What is Compliance Automation?

Learn what compliance automation is, how it works, and how it helps teams track controls and stay audit-ready.

Compliance work has a reputation for being messy. Spreadsheets everywhere. Screenshots taken at the last minute. Teams rushing a week before the audit, trying to prove controls that should have been tracked all year.

That scramble usually isn’t about lack of effort. It’s about how the work is done.

Compliance automation changes that.


What is Compliance Automation?

Compliance automation is the use of software and workflows to continuously track, test, and document security and regulatory controls without relying on manual effort.

Instead of collecting evidence once or twice a year, systems pull data directly from your infrastructure. Controls are checked on an ongoing basis. Evidence builds up in the background.

So when an audit comes around, you are not starting from scratch. The proof is already there.

Most teams use compliance automation to meet frameworks like SOC 2, ISO 27001, PCI DSS, or GDPR, but the idea goes beyond passing audits. It is about knowing your controls are actually working all the time, not only when someone asks.


How Compliance Automation Works?

At a practical level, compliance automation connects your tools, maps controls, and keeps checking them in real time.

Here is what that looks like behind the scenes:

Control mapping

Framework requirements are translated into specific technical or operational controls. For example, access control policies or encryption settings.

System integrations

The platform connects to cloud providers, identity systems, ticketing tools, and endpoints to pull relevant data.

Continuous checks

Controls are tested automatically. If something drifts out of compliance, it gets flagged right away.

Evidence collection

Logs, configurations, and activity records are stored as proof. No need to chase screenshots later.

Alerts and workflows

When a control fails, teams are notified and can fix it through defined workflows.

You end up with a live view of your compliance posture instead of a static report. No more scrambling before audits. No more wondering if controls are actually working. Just continuous visibility and audit-ready evidence, always.


Why Teams Move Toward Automation?

Manual compliance does not scale well. As environments grow, the number of controls, assets, and integrations increases fast.

A few common pressure points push teams toward automation:

Audit fatigue

Preparing for audits can take hundreds of hours. Most of that time goes into collecting and organizing evidence.

Control drift

Configurations change all the time. A system that was compliant last month may not be today.

Lack of visibility

Without continuous tracking, it is hard to know which controls are passing and which are failing right now.

Human error

Manual checks are easy to miss or misreport, especially across large environments.

Automation does not remove the need for oversight, but it cuts down the repetitive work that slows teams down.
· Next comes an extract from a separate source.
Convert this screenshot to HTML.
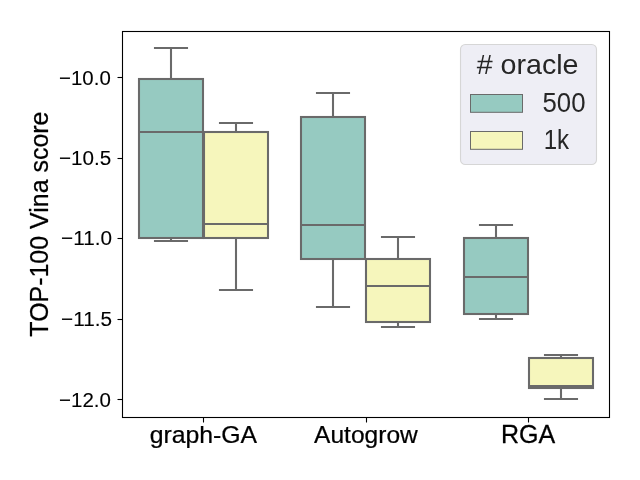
<!DOCTYPE html>
<html>
<head>
<meta charset="utf-8">
<title>TOP-100 Vina score boxplot</title>
<style>
html,body{margin:0;padding:0;background:#fff;width:640px;height:480px;overflow:hidden}
svg{display:block;position:absolute;left:0;top:0}
text{font-family:"Liberation Sans",Arial,Helvetica,sans-serif;stroke-linejoin:round}
.bx{stroke:#6a6a6a;stroke-width:2.08;stroke-linejoin:miter}
.ln{stroke:#6a6a6a;stroke-width:2.08;fill:none;stroke-linecap:butt}
.cap{stroke:#6a6a6a;stroke-width:2.08;fill:none;stroke-linecap:square}
.t{fill:#96cac1}
.y{fill:#f6f6bc}
.tick{stroke:#000;stroke-width:1.1;fill:none}
</style>
</head>
<body>
<svg width="640" height="480" viewBox="0 0 640 480">
<rect x="0" y="0" width="640" height="480" fill="#fff"/>

<!-- boxes -->
<g id="boxes">
<!-- graph-GA 500 -->
<line class="ln" x1="171" y1="79" x2="171" y2="48"/>
<line class="ln" x1="171" y1="238" x2="171" y2="241"/>
<line class="cap" x1="155" y1="48" x2="187" y2="48"/>
<line class="cap" x1="155" y1="241" x2="187" y2="241"/>
<rect class="bx t" x="139" y="79" width="64" height="159"/>
<line class="ln" x1="139" y1="132" x2="203" y2="132"/>
<!-- graph-GA 1k -->
<line class="ln" x1="236" y1="132" x2="236" y2="123"/>
<line class="ln" x1="236" y1="238" x2="236" y2="290"/>
<line class="cap" x1="220" y1="123" x2="252" y2="123"/>
<line class="cap" x1="220" y1="290" x2="252" y2="290"/>
<rect class="bx y" x="204" y="132" width="64" height="106"/>
<line class="ln" x1="204" y1="224" x2="268" y2="224"/>
<!-- Autogrow 500 -->
<line class="ln" x1="333" y1="117" x2="333" y2="93"/>
<line class="ln" x1="333" y1="259" x2="333" y2="307"/>
<line class="cap" x1="317" y1="93" x2="349" y2="93"/>
<line class="cap" x1="317" y1="307" x2="349" y2="307"/>
<rect class="bx t" x="301" y="117" width="64" height="142"/>
<line class="ln" x1="301" y1="225" x2="365" y2="225"/>
<!-- Autogrow 1k -->
<line class="ln" x1="398" y1="259" x2="398" y2="237"/>
<line class="ln" x1="398" y1="322" x2="398" y2="327"/>
<line class="cap" x1="382" y1="237" x2="414" y2="237"/>
<line class="cap" x1="382" y1="327" x2="414" y2="327"/>
<rect class="bx y" x="366" y="259" width="64" height="63"/>
<line class="ln" x1="366" y1="286" x2="430" y2="286"/>
<!-- RGA 500 -->
<line class="ln" x1="496" y1="238" x2="496" y2="225"/>
<line class="ln" x1="496" y1="314" x2="496" y2="319"/>
<line class="cap" x1="480" y1="225" x2="512" y2="225"/>
<line class="cap" x1="480" y1="319" x2="512" y2="319"/>
<rect class="bx t" x="464" y="238" width="64" height="76"/>
<line class="ln" x1="464" y1="277" x2="528" y2="277"/>
<!-- RGA 1k -->
<line class="ln" x1="561" y1="358" x2="561" y2="355"/>
<line class="ln" x1="561" y1="388" x2="561" y2="399"/>
<line class="cap" x1="545" y1="355" x2="577" y2="355"/>
<line class="cap" x1="545" y1="399" x2="577" y2="399"/>
<rect class="bx y" x="529" y="358" width="64" height="30"/>
<line class="ln" x1="529" y1="386" x2="593" y2="386"/>
</g>

<!-- ticks -->
<g id="ticks">
<line class="tick" x1="117.5" y1="77.5" x2="122.5" y2="77.5"/>
<line class="tick" x1="117.5" y1="158.5" x2="122.5" y2="158.5"/>
<line class="tick" x1="117.5" y1="238.5" x2="122.5" y2="238.5"/>
<line class="tick" x1="117.5" y1="319.5" x2="122.5" y2="319.5"/>
<line class="tick" x1="117.5" y1="399.5" x2="122.5" y2="399.5"/>
<line class="tick" x1="203.5" y1="417.5" x2="203.5" y2="422.5"/>
<line class="tick" x1="366.5" y1="417.5" x2="366.5" y2="422.5"/>
<line class="tick" x1="528.5" y1="417.5" x2="528.5" y2="422.5"/>
</g>

<!-- spines -->
<rect x="122.5" y="31.5" width="487" height="386" fill="none" stroke="#000" stroke-width="1.1"/>

<!-- y tick labels -->
<g id="ylabels">
<text transform="translate(59.05,84.80) scale(1.0067,1.0200)" font-size="20.3" fill="#000" stroke="#000" stroke-width="0.1">−10.0</text>
<text transform="translate(59.04,164.80) scale(1.0174,1.0200)" font-size="20.3" fill="#000" stroke="#000" stroke-width="0.1">−10.5</text>
<text transform="translate(61.05,245.40) scale(1.0228,1.0200)" font-size="20.3" fill="#000" stroke="#000" stroke-width="0.1">−11.0</text>
<text transform="translate(61.04,325.50) scale(1.0214,1.0200)" font-size="20.3" fill="#000" stroke="#000" stroke-width="0.1">−11.5</text>
<text transform="translate(59.04,407.00) scale(1.0110,1.0200)" font-size="20.3" fill="#000" stroke="#000" stroke-width="0.1">−12.0</text>
</g>

<!-- x tick labels -->
<g id="xlabels">
<text transform="translate(149.63,443.35) scale(0.9928,0.9700)" font-size="25" fill="#000" stroke="#000" stroke-width="0.25">graph-GA</text>
<text transform="translate(314.09,443.35) scale(0.9820,0.9700)" font-size="25" fill="#000" stroke="#000" stroke-width="0.25">Autogrow</text>
<text transform="translate(500.90,443.45) scale(1.0021,1.0100)" font-size="25" fill="#000" stroke="#000" stroke-width="0.25">RGA</text>
</g>

<!-- y axis label -->
<text transform="translate(47.95,336.66) rotate(-90) scale(0.9983,1.0100)" font-size="25" fill="#000" stroke="#000" stroke-width="0.25">TOP-100 Vina score</text>

<!-- legend -->
<g id="legend">
<rect x="460.5" y="44.5" width="136" height="120" rx="4.8" ry="4.8" fill="#eeeef5" stroke="#d6d6d6" stroke-width="1.1"/>
<text transform="translate(476.63,73.60) scale(1.0608,1.0000)" font-size="27" fill="#262626"># oracle</text>
<rect x="470.5" y="94.5" width="52" height="17.8" fill="#96cac1" stroke="#6a6a6a" stroke-width="1"/>
<rect x="470.5" y="131.5" width="52" height="17.8" fill="#f6f6bc" stroke="#6a6a6a" stroke-width="1"/>
<text transform="translate(542.49,112.00) scale(0.9726,1.0350)" font-size="26.5" fill="#262626">500</text>
<text transform="translate(543.67,148.85) scale(0.9086,1.0150)" font-size="26.5" fill="#262626">1k</text>
</g>
</svg>
</body>
</html>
Key Features of Compliance Automation Tools

Most compliance automation platforms include a similar set of capabilities:

Continuous monitoring

Controls are checked regularly instead of once a year.

Automated evidence collection

Data is pulled directly from systems and stored as audit proof.

Real-time alerts

Teams are notified when controls fail or drift.

Framework mapping

Controls are mapped across multiple frameworks to avoid duplicate work.

Reporting and dashboards

Compliance status is visible at any point, not only during audits.


Compliance Automation vs. Manual Compliance

The difference shows up quickly once you compare the two approaches.

Manual compliance relies on periodic checks, spreadsheets, and one off evidence collection. It works, but it is slow and reactive.

Compliance automation runs in the background. It keeps checking, collecting, and flagging issues as they happen.

That shift changes how teams operate. Instead of preparing for audits, they stay ready for them.


Challenges and Limitations

Automation helps, but it is not perfect.

Initial setup takes effort

Mapping controls and connecting systems can take time, especially in complex environments.

Not everything can be automated

Some controls still require human review, like policy approvals or risk assessments.

Tool sprawl can create confusion

If automation tools are not integrated well, teams can still struggle with fragmented data.

The goal is not full automation. It is reducing manual effort where it does not add value.


The Bigger Shift

Compliance automation is part of a larger move toward continuous compliance.

Instead of treating compliance as a yearly event, organizations treat it as an ongoing process tied to daily operations.

That changes the mindset. Compliance stops being a checklist and becomes part of how systems are built and maintained.


Conclusion

Compliance automation replaces last minute audit prep with continuous tracking and real time visibility. It cuts down manual work, reduces surprises, and gives teams a clearer picture of where they stand at any moment.

If compliance only exists in a spreadsheet, it is already outdated. Automation brings it closer to how systems actually behave.